Further to our client update published in March 2019, in which we provided details as to the new tax treaty between Australia and Israel (the "Treaty"), we would like to inform you that on December 15, 2019, the Minister of Finance signed an order ratifying the Treaty, which accordingly come into force on January 1, 2020.
The Treaty gives greater certainty to Israeli and Australian alike, as to how to resolve conflicts and inconsistencies between the Israeli and the Australian rules on important matters of tax residency and taxable presence (permanent establishment).
The purpose of the new Treaty is to eliminate double taxation with respect to taxes on income, without creating opportunities for non-taxation or reduced taxation through tax evasion or avoidance. The main issues covered by the new Treaty are as follows:
- Residency of individuals, Corporations and Trusts
Does the Treaty applies to new immigrants to Israel? Under the Treaty, the term "resident of a Contracting State" means, in general, any person who, under the laws of that State, is liable to tax as a resident of such State. However, the definition excludes persons who are subject to tax in one of the states in respect only of income from sources in that state. In this regard, it is not entirely clear if the intention is to prevent the application of the Treaty to new immigrants to Israel. Similar provisions exist in other tax treaties, to which Israel is a party. Since our office has extensive experience in this respect, we recommend that new or returning immigrants to Israel should obtain specific advice, based upon their specific circumstances.
Tie Breaker rules for entities. Where an entity, namely a company or a partnership (rather than an individual) is resident in both countries, the residency of the entity will be determined according to Mutual Agreement Procedures between the Israeli and the Australian tax authorities, having regard to the entity's place of effective management, place where it is incorporated or otherwise constituted, and any other relevant factors. In the absence of such agreement, such entity shall not be considered a resident of either Contracting State in order to enjoy benefits under the Treaty.
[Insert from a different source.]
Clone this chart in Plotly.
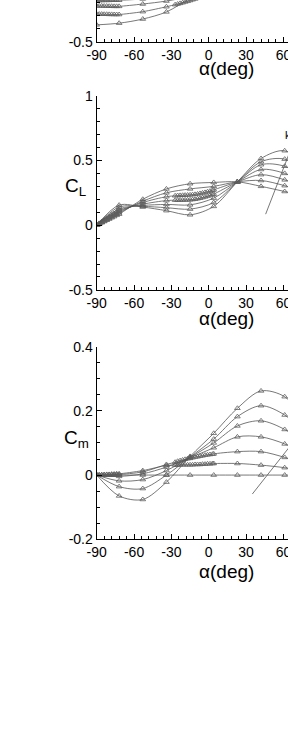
import plotly.graph_objects as go

# ---------------- data ----------------
ALPHA = [-90, -72, -53, -34, -15, 4, 23, 42, 61, 80]
DENSE_LEFT_ALPHA = [-88, -86, -84, -82, -80, -78, -76, -74]
DENSE_MID_ALPHA = [-27, -25, -23, -21, -19, -17, -13, -11, -9, -7, -5, -3, -1, 1, 3]

# top panel (only its lower part is visible), values at ALPHA[:6]
TOP_A = [-0.370, -0.357, -0.325, -0.270, -0.165, -0.060]
TOP_B = [-0.287, -0.290, -0.268, -0.230, -0.182, -0.125]
TOP_C = [-0.224, -0.227, -0.209, -0.186, -0.150, -0.100]
TOP_D = [-0.182, -0.180, -0.170, -0.150, -0.120, -0.090]
TOP_B_DENSE_LEFT = [-0.287, -0.287, -0.288, -0.288, -0.289, -0.289, -0.290, -0.290]
TOP_C_DENSE_LEFT = [-0.224, -0.224, -0.225, -0.225, -0.226, -0.226, -0.227, -0.227]
TOP_D_DENSE_LEFT = [-0.182, -0.182, -0.181, -0.181, -0.181, -0.180, -0.180, -0.180]
TOP_B_DENSE_MID = [-0.214, -0.209, -0.204, -0.199, -0.193, -0.188, -0.176, -0.170,
                   -0.164, -0.158, -0.152, -0.146, -0.140, -0.134, -0.128]

# lift coefficient, seven curves
CL_K0 = [0, 0.085, 0.200, 0.280, 0.320, 0.330, 0.335, 0.300, 0.260, 0.220]
CL_K1 = [0, 0.095, 0.185, 0.250, 0.280, 0.300, 0.335, 0.345, 0.305, 0.250]
CL_K2 = [0, 0.105, 0.175, 0.220, 0.234, 0.273, 0.335, 0.390, 0.350, 0.280]
CL_K3 = [0, 0.115, 0.162, 0.190, 0.196, 0.240, 0.335, 0.430, 0.400, 0.310]
CL_K4 = [0, 0.125, 0.152, 0.160, 0.157, 0.209, 0.335, 0.467, 0.455, 0.350]
CL_K5 = [0, 0.140, 0.145, 0.135, 0.124, 0.175, 0.335, 0.490, 0.510, 0.390]
CL_K6 = [0, 0.155, 0.140, 0.112, 0.080, 0.145, 0.335, 0.515, 0.575, 0.440]
CL_K0_DENSE_LEFT = [0.009, 0.019, 0.028, 0.038, 0.047, 0.057, 0.066, 0.076]
CL_K1_DENSE_LEFT = [0.011, 0.021, 0.032, 0.042, 0.053, 0.063, 0.074, 0.084]
CL_K2_DENSE_LEFT = [0.012, 0.024, 0.036, 0.047, 0.059, 0.070, 0.082, 0.093]
CL_K3_DENSE_LEFT = [0.014, 0.027, 0.040, 0.053, 0.066, 0.078, 0.090, 0.103]
CL_K2_DENSE_MID = [0.227, 0.229, 0.230, 0.231, 0.232, 0.233, 0.236, 0.238,
                   0.241, 0.245, 0.249, 0.253, 0.258, 0.263, 0.270]
CL_K3_DENSE_MID = [0.193, 0.193, 0.194, 0.194, 0.195, 0.195, 0.198, 0.200,
                   0.204, 0.208, 0.213, 0.218, 0.224, 0.230, 0.237]

# pitching-moment coefficient, seven curves
CM_K0 = [0, 0, 0, 0, 0, 0, 0, 0, 0, 0]
CM_K1 = [0, 0.004, 0.014, 0.030, 0.032, 0.036, 0.036, 0.031, 0.023, 0.012]
CM_K2 = [0, 0.002, 0.010, 0.033, 0.052, 0.066, 0.073, 0.073, 0.055, 0.030]
CM_K3 = [0, -0.004, 0.004, 0.025, 0.054, 0.085, 0.119, 0.119, 0.097, 0.060]
CM_K4 = [0, -0.018, -0.014, 0.014, 0.055, 0.100, 0.153, 0.169, 0.142, 0.090]
CM_K5 = [0, -0.036, -0.042, 0.000, 0.056, 0.112, 0.182, 0.216, 0.187, 0.120]
CM_K6 = [0, -0.065, -0.076, -0.022, 0.058, 0.130, 0.208, 0.262, 0.244, 0.160]
CM_K0_DENSE_LEFT = [0, 0, 0, 0, 0, 0, 0, 0]
CM_K1_DENSE_LEFT = [0.000, 0.001, 0.001, 0.002, 0.002, 0.003, 0.003, 0.004]
CM_K2_DENSE_LEFT = [0.000, 0.000, 0.001, 0.001, 0.001, 0.001, 0.002, 0.002]
CM_K1_DENSE_MID = [0.031, 0.031, 0.032, 0.032, 0.032, 0.032, 0.032, 0.033,
                   0.033, 0.033, 0.034, 0.034, 0.035, 0.035, 0.036]
CM_K2_DENSE_MID = [0.040, 0.043, 0.045, 0.047, 0.049, 0.051, 0.054, 0.056,
                   0.057, 0.059, 0.060, 0.062, 0.063, 0.064, 0.065]

# "k" direction line in each panel
ARROW_CL_ALPHA = [45.7, 70.0]
ARROW_CL_VAL = [0.085, 0.687]
ARROW_CM_ALPHA = [35.0, 70.0]
ARROW_CM_VAL = [-0.059, 0.113]

X_TICKS = [-90, -60, -30, 0, 30, 60]
X_TICK_TEXT = ["-90", "-60", "-30", "0", "30", "60"]
TOP_Y_TICKS = [-0.5]
TOP_Y_TICK_TEXT = ["-0.5"]
CL_Y_TICKS = [-0.5, 0, 0.5, 1]
CL_Y_TICK_TEXT = ["-0.5", "0", "0.5", "1"]
CM_Y_TICKS = [-0.2, 0, 0.2, 0.4]
CM_Y_TICK_TEXT = ["-0.2", "0", "0.2", "0.4"]

# ---------------- figure ----------------
W, H = 288, 734
FONT = "Liberation Sans, Arial, sans-serif"
LINE_COL = "#555555"
MARK_COL = "#606060"

fig = go.Figure()


def curve(xa, ya, main_x, main_y, dense=()):
    pts = list(zip(main_x, main_y))
    for dx, dy in dense:
        pts += list(zip(dx, dy))
    pts.sort(key=lambda p: p[0])
    fig.add_trace(go.Scatter(
        x=[p[0] for p in pts], y=[p[1] for p in pts], xaxis=xa, yaxis=ya,
        mode="lines+markers",
        line=dict(color=LINE_COL, width=0.8, shape="spline", smoothing=0.9),
        marker=dict(symbol="triangle-up-open", size=5, color=MARK_COL,
                    line=dict(width=0.8, color=MARK_COL)),
        showlegend=False, hoverinfo="skip"))


A6 = ALPHA[:6]
curve("x", "y", A6, TOP_A)
curve("x", "y", A6, TOP_B, [(DENSE_LEFT_ALPHA, TOP_B_DENSE_LEFT), (DENSE_MID_ALPHA, TOP_B_DENSE_MID)])
curve("x", "y", A6, TOP_C, [(DENSE_LEFT_ALPHA, TOP_C_DENSE_LEFT)])
curve("x", "y", A6, TOP_D, [(DENSE_LEFT_ALPHA, TOP_D_DENSE_LEFT)])

curve("x2", "y2", ALPHA, CL_K0, [(DENSE_LEFT_ALPHA, CL_K0_DENSE_LEFT)])
curve("x2", "y2", ALPHA, CL_K1, [(DENSE_LEFT_ALPHA, CL_K1_DENSE_LEFT)])
curve("x2", "y2", ALPHA, CL_K2, [(DENSE_LEFT_ALPHA, CL_K2_DENSE_LEFT), (DENSE_MID_ALPHA, CL_K2_DENSE_MID)])
curve("x2", "y2", ALPHA, CL_K3, [(DENSE_LEFT_ALPHA, CL_K3_DENSE_LEFT), (DENSE_MID_ALPHA, CL_K3_DENSE_MID)])
curve("x2", "y2", ALPHA, CL_K4)
curve("x2", "y2", ALPHA, CL_K5)
curve("x2", "y2", ALPHA, CL_K6)

curve("x3", "y3", ALPHA, CM_K0, [(DENSE_LEFT_ALPHA, CM_K0_DENSE_LEFT)])
curve("x3", "y3", ALPHA, CM_K1, [(DENSE_LEFT_ALPHA, CM_K1_DENSE_LEFT), (DENSE_MID_ALPHA, CM_K1_DENSE_MID)])
curve("x3", "y3", ALPHA, CM_K2, [(DENSE_LEFT_ALPHA, CM_K2_DENSE_LEFT), (DENSE_MID_ALPHA, CM_K2_DENSE_MID)])
curve("x3", "y3", ALPHA, CM_K3)
curve("x3", "y3", ALPHA, CM_K4)
curve("x3", "y3", ALPHA, CM_K5)
curve("x3", "y3", ALPHA, CM_K6)

for xa, ya, ax, ay in [("x2", "y2", ARROW_CL_ALPHA, ARROW_CL_VAL),
                       ("x3", "y3", ARROW_CM_ALPHA, ARROW_CM_VAL)]:
    fig.add_trace(go.Scatter(x=ax, y=ay, xaxis=xa, yaxis=ya, mode="lines",
                             line=dict(color=LINE_COL, width=0.8),
                             showlegend=False, hoverinfo="skip"))

XDOM = [96.7 / W, 1.0]
XRANGE = [-90, -90 + (W - 96.7) / 1.245]


def ydom(top_px, bot_px):
    return [1 - bot_px / H, 1 - top_px / H]


def xaxis(anchor):
    return dict(domain=XDOM, range=XRANGE, anchor=anchor, showgrid=False, zeroline=False,
                showline=True, linecolor="black", linewidth=1.3,
                ticks="inside", ticklen=5, tickwidth=1, tickcolor="black",
                tickvals=X_TICKS, ticktext=X_TICK_TEXT, ticklabeloverflow="allow",
                tickfont=dict(family=FONT, size=14, color="black"),
                minor=dict(ticks="inside", ticklen=3, tickwidth=0.8, tickcolor="black", dtick=6, tick0=-90),
                automargin=False)


def yaxis(anchor, dom, rng, tv, tt, minor_dt):
    return dict(domain=dom, range=rng, anchor=anchor, showgrid=False, zeroline=False,
                showline=True, linecolor="black", linewidth=1.3,
                ticks="inside", ticklen=5, tickwidth=1, tickcolor="black",
                tickvals=tv, ticktext=tt, ticklabeloverflow="allow",
                tickfont=dict(family=FONT, size=14, color="black"),
                minor=dict(ticks="inside", ticklen=3, tickwidth=0.8, tickcolor="black",
                           dtick=minor_dt, tick0=rng[0]),
                automargin=False)


fig.update_layout(
    width=W, height=H, margin=dict(l=0, r=0, t=0, b=0),
    paper_bgcolor="white", plot_bgcolor="white",
    xaxis=xaxis("y"), xaxis2=xaxis("y2"), xaxis3=xaxis("y3"),
    yaxis=yaxis("x", ydom(0, 41.7), [-0.5, -0.5 + 41.7 / 129.5], TOP_Y_TICKS, TOP_Y_TICK_TEXT, 0.1),
    yaxis2=yaxis("x2", ydom(95.7, 289.9), [-0.5, 1.0], CL_Y_TICKS, CL_Y_TICK_TEXT, 0.1),
    yaxis3=yaxis("x3", ydom(346.6, 539.3), [-0.2, 0.4], CM_Y_TICKS, CM_Y_TICK_TEXT, 0.05),
    showlegend=False,
)

ann = []
for py in (68, 318.5, 571):
    ann.append(dict(text="α(deg)", x=226 / W, y=1 - py / H, xref="paper", yref="paper",
                    showarrow=False, xanchor="center", yanchor="middle",
                    font=dict(family=FONT, size=19, color="black")))
ann.append(dict(text="C<sub>L</sub>", x=88 / W, y=1 - 187 / H, xref="paper", yref="paper",
                showarrow=False, xanchor="right", yanchor="middle",
                font=dict(family=FONT, size=19, color="black")))
ann.append(dict(text="C<sub>m</sub>", x=91 / W, y=1 - 439 / H, xref="paper", yref="paper",
                showarrow=False, xanchor="right", yanchor="middle",
                font=dict(family=FONT, size=19, color="black")))
ann.append(dict(text="k", x=59.6, y=0.70, xref="x2", yref="y2", showarrow=False,
                xanchor="left", yanchor="middle", font=dict(family=FONT, size=11, color="black")))
fig.update_layout(annotations=ann)

fig.write_html("out.html", config={"displayModeBar": False},
               post_script="document.body.style.margin='0';")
Trusts. It is not entirely clear how the Treaty will affect the taxation of trusts, as it does not specifically refers to trusts. However, it appears that the taxation of trusts that are both Israeli and Australian tax residents will be determined in Mutual Agreement Procedures. Accordingly, trusts that are resident both in Israel and in the Australia should obtain specific advice.
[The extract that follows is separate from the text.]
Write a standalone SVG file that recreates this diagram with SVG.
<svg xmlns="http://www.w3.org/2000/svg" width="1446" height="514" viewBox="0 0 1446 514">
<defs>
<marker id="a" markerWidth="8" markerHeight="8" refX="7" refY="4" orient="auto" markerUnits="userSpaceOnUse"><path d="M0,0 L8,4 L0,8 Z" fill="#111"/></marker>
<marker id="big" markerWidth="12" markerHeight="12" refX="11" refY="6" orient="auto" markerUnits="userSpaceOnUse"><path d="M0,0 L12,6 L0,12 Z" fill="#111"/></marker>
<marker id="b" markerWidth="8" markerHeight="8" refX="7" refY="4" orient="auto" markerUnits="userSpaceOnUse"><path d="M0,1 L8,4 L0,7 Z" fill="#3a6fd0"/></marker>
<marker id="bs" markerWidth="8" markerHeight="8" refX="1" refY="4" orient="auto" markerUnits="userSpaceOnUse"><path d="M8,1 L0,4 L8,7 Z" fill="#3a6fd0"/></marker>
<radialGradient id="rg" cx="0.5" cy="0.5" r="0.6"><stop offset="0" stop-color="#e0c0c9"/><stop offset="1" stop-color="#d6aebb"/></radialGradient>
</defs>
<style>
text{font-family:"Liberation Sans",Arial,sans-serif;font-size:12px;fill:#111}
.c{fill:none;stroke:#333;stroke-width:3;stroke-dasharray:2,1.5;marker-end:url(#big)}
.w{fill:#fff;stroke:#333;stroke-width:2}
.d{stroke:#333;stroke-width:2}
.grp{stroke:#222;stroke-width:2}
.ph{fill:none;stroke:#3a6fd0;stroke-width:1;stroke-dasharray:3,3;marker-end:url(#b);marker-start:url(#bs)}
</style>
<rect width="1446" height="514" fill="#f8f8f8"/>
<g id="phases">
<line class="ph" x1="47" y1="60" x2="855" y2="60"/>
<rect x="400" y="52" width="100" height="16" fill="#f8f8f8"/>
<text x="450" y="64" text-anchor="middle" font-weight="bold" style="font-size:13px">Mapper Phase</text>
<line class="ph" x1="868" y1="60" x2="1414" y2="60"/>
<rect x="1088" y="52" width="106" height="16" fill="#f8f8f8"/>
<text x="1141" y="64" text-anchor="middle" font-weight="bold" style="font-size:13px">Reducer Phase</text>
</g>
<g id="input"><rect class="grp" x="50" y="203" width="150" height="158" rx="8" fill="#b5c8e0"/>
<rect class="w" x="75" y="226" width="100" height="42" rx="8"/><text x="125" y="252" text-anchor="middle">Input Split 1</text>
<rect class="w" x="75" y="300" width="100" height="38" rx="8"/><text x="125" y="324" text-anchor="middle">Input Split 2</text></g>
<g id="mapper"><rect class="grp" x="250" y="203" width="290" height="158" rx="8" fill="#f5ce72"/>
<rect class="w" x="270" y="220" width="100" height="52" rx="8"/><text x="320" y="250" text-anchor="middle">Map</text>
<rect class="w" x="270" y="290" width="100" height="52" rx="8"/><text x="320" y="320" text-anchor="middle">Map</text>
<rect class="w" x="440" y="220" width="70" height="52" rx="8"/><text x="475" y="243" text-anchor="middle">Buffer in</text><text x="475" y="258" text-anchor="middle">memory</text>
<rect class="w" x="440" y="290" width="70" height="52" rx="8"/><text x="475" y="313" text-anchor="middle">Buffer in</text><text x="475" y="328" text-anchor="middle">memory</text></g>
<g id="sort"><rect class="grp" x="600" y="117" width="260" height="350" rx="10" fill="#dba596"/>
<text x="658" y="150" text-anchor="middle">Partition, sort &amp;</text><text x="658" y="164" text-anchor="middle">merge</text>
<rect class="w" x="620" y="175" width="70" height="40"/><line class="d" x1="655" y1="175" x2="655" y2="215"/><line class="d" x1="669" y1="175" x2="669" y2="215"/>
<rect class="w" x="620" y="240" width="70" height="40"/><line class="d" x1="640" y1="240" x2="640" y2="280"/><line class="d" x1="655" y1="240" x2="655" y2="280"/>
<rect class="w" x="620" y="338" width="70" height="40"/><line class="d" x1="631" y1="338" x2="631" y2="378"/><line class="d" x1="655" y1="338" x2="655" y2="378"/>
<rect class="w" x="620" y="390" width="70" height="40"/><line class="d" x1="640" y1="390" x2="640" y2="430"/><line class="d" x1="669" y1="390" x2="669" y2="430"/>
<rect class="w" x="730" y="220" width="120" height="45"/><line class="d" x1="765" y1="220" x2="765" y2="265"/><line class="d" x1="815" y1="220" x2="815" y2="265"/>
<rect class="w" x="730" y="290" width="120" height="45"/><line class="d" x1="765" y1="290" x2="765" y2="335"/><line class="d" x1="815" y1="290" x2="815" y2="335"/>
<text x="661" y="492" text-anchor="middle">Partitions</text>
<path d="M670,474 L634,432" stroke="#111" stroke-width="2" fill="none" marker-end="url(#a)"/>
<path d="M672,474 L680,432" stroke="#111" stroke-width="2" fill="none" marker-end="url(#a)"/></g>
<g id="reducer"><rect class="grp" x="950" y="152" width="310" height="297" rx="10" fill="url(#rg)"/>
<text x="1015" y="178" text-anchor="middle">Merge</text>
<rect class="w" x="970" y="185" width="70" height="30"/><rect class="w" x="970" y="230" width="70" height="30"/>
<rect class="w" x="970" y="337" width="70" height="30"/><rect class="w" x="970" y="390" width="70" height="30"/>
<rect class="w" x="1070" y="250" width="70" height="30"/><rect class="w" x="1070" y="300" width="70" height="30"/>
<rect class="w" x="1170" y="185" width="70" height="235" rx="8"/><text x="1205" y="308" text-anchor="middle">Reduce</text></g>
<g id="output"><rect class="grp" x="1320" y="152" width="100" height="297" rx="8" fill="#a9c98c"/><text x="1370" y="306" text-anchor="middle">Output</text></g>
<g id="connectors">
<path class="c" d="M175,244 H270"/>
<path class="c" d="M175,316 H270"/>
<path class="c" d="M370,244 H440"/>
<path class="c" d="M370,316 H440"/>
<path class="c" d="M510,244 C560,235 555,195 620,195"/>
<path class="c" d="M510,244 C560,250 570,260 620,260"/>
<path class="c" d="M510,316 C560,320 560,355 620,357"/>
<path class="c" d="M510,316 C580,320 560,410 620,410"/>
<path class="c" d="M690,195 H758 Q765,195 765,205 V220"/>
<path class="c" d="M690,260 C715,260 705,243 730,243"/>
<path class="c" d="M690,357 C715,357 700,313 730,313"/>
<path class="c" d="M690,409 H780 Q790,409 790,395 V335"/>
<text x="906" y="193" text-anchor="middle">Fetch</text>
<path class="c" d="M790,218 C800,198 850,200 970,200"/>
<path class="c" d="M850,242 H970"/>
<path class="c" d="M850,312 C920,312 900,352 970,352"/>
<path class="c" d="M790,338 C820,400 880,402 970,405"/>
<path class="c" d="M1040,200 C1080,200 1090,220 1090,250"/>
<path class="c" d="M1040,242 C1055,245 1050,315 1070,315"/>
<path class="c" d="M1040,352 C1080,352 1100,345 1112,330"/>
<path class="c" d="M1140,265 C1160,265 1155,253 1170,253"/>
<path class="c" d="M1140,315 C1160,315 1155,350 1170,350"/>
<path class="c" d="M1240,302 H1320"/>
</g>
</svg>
- Dividends: When the recipient of the dividend is a company, then the withholding tax rate will be limited to 5%, provided that the shareholding company holds at least 10% of the rights in the company distributing the dividend. In all other cases, the tax rate will be limited to a rate of 15%.
In addition, pension funds and certain governmental investors holding less than 10% of a company will be exempt from withholding tax.
- Interest: the Treaty limits the withholding tax rate on interest to 10%, and to 5% when the interest is paid to certain financial institutions and pension funds.
- Royalties: This provision gives a substantial benefit to Israeli technology companies looking to license their intellectual property to Australian customers.
Under Australian domestic law, 30% withholding tax on the gross amount of the royalty would apply, which is substantially higher than the 23% corporate tax rate generally applicable to the Israeli licensor on its net income (and there is an even bigger gap where the Israeli company is entitled to special Israeli tax benefits for technology companies), meaning that even with the benefit of the Israeli credit for foreign taxes paid, the Israeli company would be out of pocket.
Under the Treaty, royalties arising in either Israel or Australia and paid to a resident of the other State, may be taxed in that other State. However, such royalties may also be taxed in the State in which it arises, and the withholding tax rate will be limited to 5%.
- Exit tax: The Treaty grants the right to each country to impose exit tax on a person who was a resident of such country and has become a resident of the other country, in respect of income, profits or gains that the person is treated as having derived up to the time of the change of residency.
A Mutual Agreement Procedure is established between the competent authorities of the two countries, in order to resolve conflicts which are not otherwise resolved under the agreed rules. However, the Treaty does not provide for a binding arbitration mechanism.
A framework is also established with regard to the sharing of sensitive information regarding tax matters between the two countries, and standard provisions are applied to prevent tax discrimination against nationals of the other country.
Importantly, an anti-treaty shopping provision ("principal purpose" test), and other provisions compliant with the OECD's Base Erosion and Profit Shifting (BEPS) project aimed at preventing tax avoidance and double non-taxation, have been included.
In this manner, the risk of double taxation, always a concern of businesses operating internationally, is substantially mitigated.
In case of Israel, the treaty entered into force on January 1, 2020. In the case of Australia, the treaty applies from 1 January 2020 to withholding taxes, from 1 April 2020 to fringe benefits tax, and from 1 July 2020 to income tax.